Uma frase convencional é de que toda arte é política. Embora seja um clichê para produtores culturais progressistas, é preciso concordar quando a mente por trás do projeto é Maria Augusta Ramos. Responsável por produções como “O Processo” e “Juízo”, a cineasta expõe em “Amigo Secreto” como a Operação Lava-Jato contribuiu para a crise política que o país se encontra no momento.

O filme parte do julgamento do ex-presidente Luiz Inácio Lula da Silva, a fim de desmascarar o caráter político parcial da operação liderada por Deltan Dallagnol e o ex-ministro da justiça Sérgio Moro. Ramos acompanha a rotina de jornalistas do The Intercept Brasil e El País Brasil na cobertura do que ficou conhecido como “Vaza Jato”, em 2019.

O melhor de “O Processo”

Em muitos aspectos, “Amigo Secreto” emula o que foi positivo em “O Processo”. É um filme informativo, ágil, acessível e objetivo na narrativa que pretende abordar. Diante do dualismo que a política brasileira se encontra, a produção se insere como um repositório da história recente da nação. Expondo de forma dinâmica e simples como os passos para tirar do poder pessoas chaves do Partido dos Trabalhadores não passavam de movimentações políticas com tonalidades fascistas.

A montagem assinada por Karen Akerman (“O Processo”, “A Febre”) torna o filme mais fluido e pouco cansativo. A escolha de acompanhar os jornalistas em seu processo de apuração pode não parecer de imediato, mas oferece protagonismo à mídia independente, exacerbando o quanto seu papel é importantíssimo dentro de uma nação fragilizada por Fake News. O jornalismo, com seu teor de imparcialidade, serviço à comunidade e investigação foi primordial para que as falhas da Lava-Jato fossem desmascaradas.
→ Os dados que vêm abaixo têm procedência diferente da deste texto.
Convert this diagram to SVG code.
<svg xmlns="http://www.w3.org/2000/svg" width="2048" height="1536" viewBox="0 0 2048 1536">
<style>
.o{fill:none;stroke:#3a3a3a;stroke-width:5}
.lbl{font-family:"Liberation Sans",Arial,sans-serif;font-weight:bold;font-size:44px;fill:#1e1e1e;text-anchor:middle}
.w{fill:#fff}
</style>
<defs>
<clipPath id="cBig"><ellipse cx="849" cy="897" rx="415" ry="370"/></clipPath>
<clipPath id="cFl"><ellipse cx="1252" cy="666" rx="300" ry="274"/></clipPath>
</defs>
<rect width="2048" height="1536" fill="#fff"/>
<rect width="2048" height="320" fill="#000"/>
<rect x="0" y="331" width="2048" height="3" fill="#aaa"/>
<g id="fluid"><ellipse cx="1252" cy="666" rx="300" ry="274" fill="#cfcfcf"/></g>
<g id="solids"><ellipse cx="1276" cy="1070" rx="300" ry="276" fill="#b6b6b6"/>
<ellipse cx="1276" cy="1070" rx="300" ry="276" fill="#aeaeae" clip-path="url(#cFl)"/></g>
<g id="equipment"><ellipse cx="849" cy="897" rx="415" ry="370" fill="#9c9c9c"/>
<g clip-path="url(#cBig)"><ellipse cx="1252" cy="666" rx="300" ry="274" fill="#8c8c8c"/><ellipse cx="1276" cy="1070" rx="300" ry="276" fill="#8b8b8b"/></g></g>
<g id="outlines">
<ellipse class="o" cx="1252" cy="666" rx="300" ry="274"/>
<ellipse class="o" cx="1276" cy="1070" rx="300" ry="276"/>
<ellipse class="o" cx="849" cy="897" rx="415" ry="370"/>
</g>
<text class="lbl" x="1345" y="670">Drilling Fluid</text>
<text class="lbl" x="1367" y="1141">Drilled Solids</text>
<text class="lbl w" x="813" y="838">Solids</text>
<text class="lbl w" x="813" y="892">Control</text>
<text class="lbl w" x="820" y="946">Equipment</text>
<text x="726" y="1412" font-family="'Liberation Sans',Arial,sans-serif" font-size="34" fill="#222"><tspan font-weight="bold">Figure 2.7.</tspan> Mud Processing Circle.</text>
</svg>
Augusta Ramos consegue pontuar isso ao deixar que estes detetives sejam os protagonistas e guias da narrativa escolhida.

O cinema comunicacional de Maria Augusta Ramos

Ao possibilitar que os jornalistas entrevistados circulem pelo filme como se compusessem a equipe de produção, cria-se uma identificação destes com o público, que passa a compreender a tensa rotina do trabalho e a apreensão por apresentar contribuições para algo que alterou os rumos do país. Mesmo assim, fica claro também o quanto esse peso investigativo não é o suficiente para manter tais redações em funcionamento no país – a informação do fechamento da sucursal do El País no Brasil é um exemplo disso. 
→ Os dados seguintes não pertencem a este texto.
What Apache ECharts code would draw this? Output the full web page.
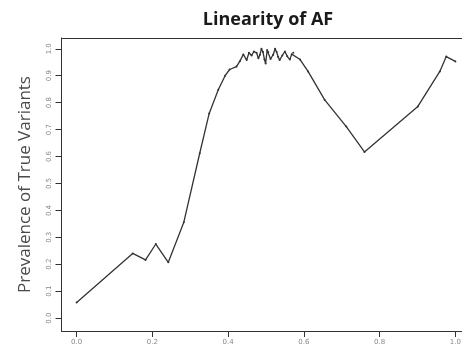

O cinema da diretora, enquanto vinculador e veiculador de informações, se ocupa dessa perspectiva narrativa de denúncia. Particularmente, vejo a arquitetura do roteiro como algo curioso e sagaz. Diferentemente de outras produções que tratam a política nacional dos últimos 10 anos, Augusta Ramos não precisa se colocar dentro da narrativa para compreendermos o ponto de vista que quer nos apresentar.
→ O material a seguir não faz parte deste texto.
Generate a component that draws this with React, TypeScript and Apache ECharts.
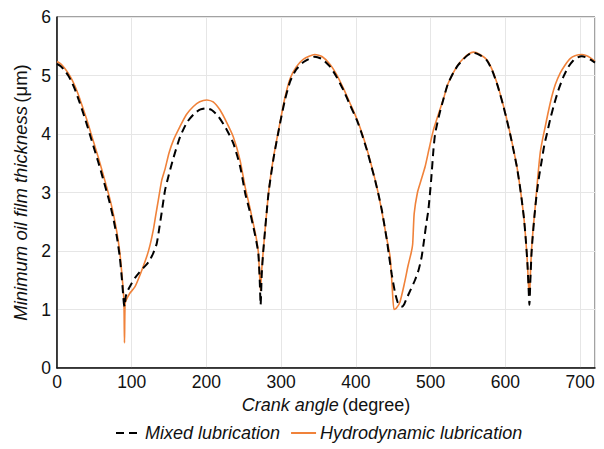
import React, { useEffect, useRef } from "react";
import * as echarts from "echarts";

// Crank angle (degree) / minimum oil film thickness (µm)
const mixedAngle = [
  0, 5, 10, 15, 20, 25, 30, 35, 40, 45, 50, 55, 60, 65, 70, 75, 80, 84, 87, 89.5, 90.5,
  92, 95, 100, 104.4, 110, 115.5, 120, 124.5, 129, 133.5, 137, 140, 144.6, 149, 156, 164.7, 174, 184.7, 192, 199.5, 207, 216, 226, 236, 245, 252, 258, 263, 267, 269.5, 271.3, 272.5,
  274, 276, 283, 290, 298.5, 305, 312, 320, 330, 345, 355, 365.5, 374, 383.3, 392, 401.2, 408, 414.6, 420, 425.7, 430, 434.7, 441.4, 444, 448, 452.5, 456, 459, 462,
  465, 468, 473, 479, 484, 488, 491.3, 494, 497, 500.7, 503.8, 506, 511, 517.2, 523, 530.5, 537, 543.9, 550, 557.3, 566, 575.2, 582, 588.6, 593, 597.5, 602, 606.4, 611, 615.4, 619, 622, 625, 627.4, 629.5, 631, 632.2,
  633.5, 635, 636.3, 639, 642.2, 645.5, 648.9, 652, 655.6, 660, 664.5, 671, 677.8, 684, 691.2, 697, 702.4, 708, 714, 720,
];
const mixedFilm = [
  5.2, 5.16, 5.09, 5.0, 4.88, 4.73, 4.55, 4.36, 4.16, 3.95, 3.74, 3.53, 3.31, 3.08, 2.85, 2.58, 2.25, 1.9, 1.5, 1.1, 1.05,
  1.22, 1.33, 1.45, 1.54, 1.63, 1.71, 1.77, 1.85, 1.97, 2.13, 2.4, 2.65, 3.04, 3.27, 3.6, 3.95, 4.2, 4.36, 4.42, 4.44, 4.41, 4.3, 4.1, 3.84, 3.45, 2.98, 2.68, 2.4, 2.15, 1.95, 1.5, 1.08,
  1.6, 1.99, 2.98, 3.6, 4.18, 4.58, 4.9, 5.1, 5.23, 5.32, 5.28, 5.15, 4.98, 4.75, 4.5, 4.24, 4.0, 3.73, 3.48, 3.21, 2.98, 2.7, 2.19, 1.95, 1.6, 1.28, 1.12, 1.06, 1.05,
  1.1, 1.19, 1.33, 1.5, 1.68, 1.9, 2.19, 2.45, 2.7, 3.21, 3.73, 4.0, 4.3, 4.6, 4.85, 5.05, 5.18, 5.28, 5.35, 5.39, 5.35, 5.26, 5.1, 4.87, 4.68, 4.47, 4.24, 4.0, 3.72, 3.44, 3.15, 2.87, 2.55, 2.19, 1.8, 1.4, 1.08,
  1.5, 1.95, 2.19, 2.6, 3.0, 3.3, 3.56, 3.8, 4.0, 4.25, 4.47, 4.75, 4.98, 5.14, 5.26, 5.31, 5.33, 5.31, 5.27, 5.22,
];

const hydroAngle = [
  0, 5, 10, 15, 20, 25, 30, 35, 40, 45, 50, 55, 60, 65, 70, 75, 80, 84, 87, 89.5, 90.3, 91.2,
  93.3, 97, 104.4, 112, 120, 124.5, 128.9, 132, 135.6, 140, 144.6, 150, 156, 164.7, 173, 182.5, 191, 200.4, 209, 218.2, 227, 236, 245, 252, 258, 263, 267, 269.5, 271.3, 272.3,
  273.5, 276, 283, 290, 298.5, 305, 312, 320, 330, 345, 355, 365.5, 374, 383.3, 392, 401.2, 408, 414.6, 420, 425.7, 430, 434.7, 440, 445.8, 448.5, 451,
  454, 459, 465, 470, 474, 476, 478, 482.4, 487, 492.6, 498, 503.8, 510, 517.2, 523, 530.5, 537, 543.9, 550, 557.3, 566, 575.2, 582, 588.6, 593, 597.5, 602, 606.4, 611, 615.4, 619, 622, 625, 627.4, 629.5, 631.5, 632.5,
  633.5, 635, 637, 640, 643, 646.6, 650, 653.3, 657, 662.2, 667, 673.4, 680, 686.7, 694, 702.4, 708, 714, 720,
];
const hydroFilm = [
  5.24, 5.2, 5.13, 5.04, 4.93, 4.79, 4.62, 4.43, 4.24, 4.03, 3.82, 3.61, 3.39, 3.16, 2.93, 2.66, 2.33, 1.98, 1.58, 1.18, 0.43, 1.12,
  1.18, 1.27, 1.39, 1.62, 1.9, 2.1, 2.36, 2.6, 2.87, 3.2, 3.4, 3.68, 3.9, 4.13, 4.33, 4.47, 4.55, 4.58, 4.55, 4.41, 4.2, 3.95, 3.55, 3.08, 2.75, 2.45, 2.2, 1.97, 1.55, 1.32,
  1.6, 2.0, 2.98, 3.62, 4.2, 4.62, 4.95, 5.14, 5.28, 5.36, 5.32, 5.19, 5.02, 4.78, 4.53, 4.26, 4.02, 3.75, 3.5, 3.22, 2.98, 2.68, 2.3, 1.9, 1.4, 1.0,
  1.02, 1.13, 1.45, 1.76, 1.97, 2.12, 2.64, 3.0, 3.2, 3.44, 3.75, 4.07, 4.32, 4.6, 4.85, 5.05, 5.19, 5.29, 5.36, 5.4, 5.36, 5.27, 5.11, 4.88, 4.69, 4.48, 4.25, 4.01, 3.73, 3.45, 3.15, 2.87, 2.55, 2.19, 1.8, 1.32, 1.25,
  1.6, 2.0, 2.35, 2.76, 3.2, 3.67, 3.92, 4.12, 4.35, 4.64, 4.85, 5.04, 5.18, 5.29, 5.34, 5.36, 5.34, 5.3, 5.24,
];

const xTicks = { min: 0, max: 720, interval: 100 };
const yTicks = { min: 0, max: 6, interval: 1 };

const seriesNames = ["Mixed lubrication", "Hydrodynamic lubrication"];

export default function App() {
  const ref = useRef<HTMLDivElement>(null);
  useEffect(() => {
    if (!ref.current) return;
    const chart = echarts.init(ref.current, undefined, { renderer: "svg" });
    const font = "Liberation Sans, Arial, sans-serif";
    chart.setOption({
      animation: false,
      textStyle: { fontFamily: font },
      grid: {
        left: 57,
        top: 17,
        right: 9,
        bottom: 81,
        show: true,
        borderColor: "#444",
        borderWidth: 1,
      },
      legend: {
        data: seriesNames,
        bottom: 2,
        left: 110,
        itemWidth: 25,
        itemHeight: 10,
        itemGap: 10,
        itemStyle: { opacity: 0 },
        textStyle: { fontSize: 18, fontStyle: "italic", color: "#111", fontFamily: font, padding: [0, 0, 0, -1] },
      },
      xAxis: {
        type: "value",
        min: xTicks.min,
        max: xTicks.max,
        interval: xTicks.interval,
        name: "{i|Crank angle} {n|(degree)}",
        nameLocation: "middle",
        nameGap: 28,
        nameTextStyle: {
          rich: {
            i: { fontSize: 18, fontStyle: "italic", color: "#111", fontFamily: font },
            n: { fontSize: 18, color: "#111", fontFamily: font },
          },
        },
        axisLine: { lineStyle: { color: "#111", width: 1.5 } },
        axisTick: { show: false },
        axisLabel: { fontSize: 17.5, color: "#111", margin: 5, showMaxLabel: false },
        splitLine: { show: true, lineStyle: { color: "#e6e6e6", width: 1 } },
      },
      yAxis: {
        type: "value",
        min: yTicks.min,
        max: yTicks.max,
        interval: yTicks.interval,
        name: "{i|Minimum oil film thickness} {n|(μm)}",
        nameLocation: "middle",
        nameRotate: 90,
        nameGap: 25,
        nameTextStyle: {
          rich: {
            i: { fontSize: 18.5, fontStyle: "italic", color: "#111", fontFamily: font },
            n: { fontSize: 18.5, color: "#111", fontFamily: font },
          },
        },
        axisLine: { show: true, lineStyle: { color: "#111", width: 1.5 } },
        axisTick: { show: false },
        axisLabel: { fontSize: 17.5, color: "#111", margin: 6 },
        splitLine: { show: true, lineStyle: { color: "#e6e6e6", width: 1 } },
      },
      series: [
        {
          name: seriesNames[1],
          type: "line",
          data: hydroAngle.map((a, i) => [a, hydroFilm[i]]),
          symbol: "none",
          smooth: 0.2,
          z: 2,
          lineStyle: { color: "#F0823A", width: 1.6 },
          itemStyle: { color: "#F0823A" },
        },
        {
          name: seriesNames[0],
          type: "line",
          data: mixedAngle.map((a, i) => [a, mixedFilm[i]]),
          symbol: "none",
          smooth: 0.2,
          z: 3,
          lineStyle: { color: "#000", width: 2, type: [8, 5] },
          itemStyle: { color: "#000" },
        },
      ],
    });
    return () => chart.dispose();
  }, []);
  return (
    <div
      ref={ref}
      style={{ position: "fixed", left: 0, top: 0, width: 604, height: 449, background: "#fff" }}
    />
  );
}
As imagens diretas como de reportagens – ou a montagem destas -, vídeos da internet e as entrevistas com os jornalistas, como numa reunião de pauta, desmistificam as Fake News, endossam o trabalho do profissional de comunicação no país e torna crível a jornada apresentada em tela. Soma-se a isso os depoimentos de figuras diretamente envolvidas no processo da Lava-Jato, como o de Alexandrino Alencar, da Odebrecht.

A ligação entre essas imagens e as de protestos e movimentações em torno de Jair Bolsonaro fortalece ainda a conexão entre as decisões da lava-jato e o reflexo do país durante a pandemia.

Em “Amigo Secreto”, Maria Augusta Ramos investiga as injustiças que assombram o sistema político brasileiro, marca registrada de seu cinema. Aperfeiçoando-se cada vez mais em criar conexão com o público e narrar de forma fluida e direta as crônicas que nos levaram a situação em que nos encontramos. Sua arte é política, simbólica, necessária e atraente.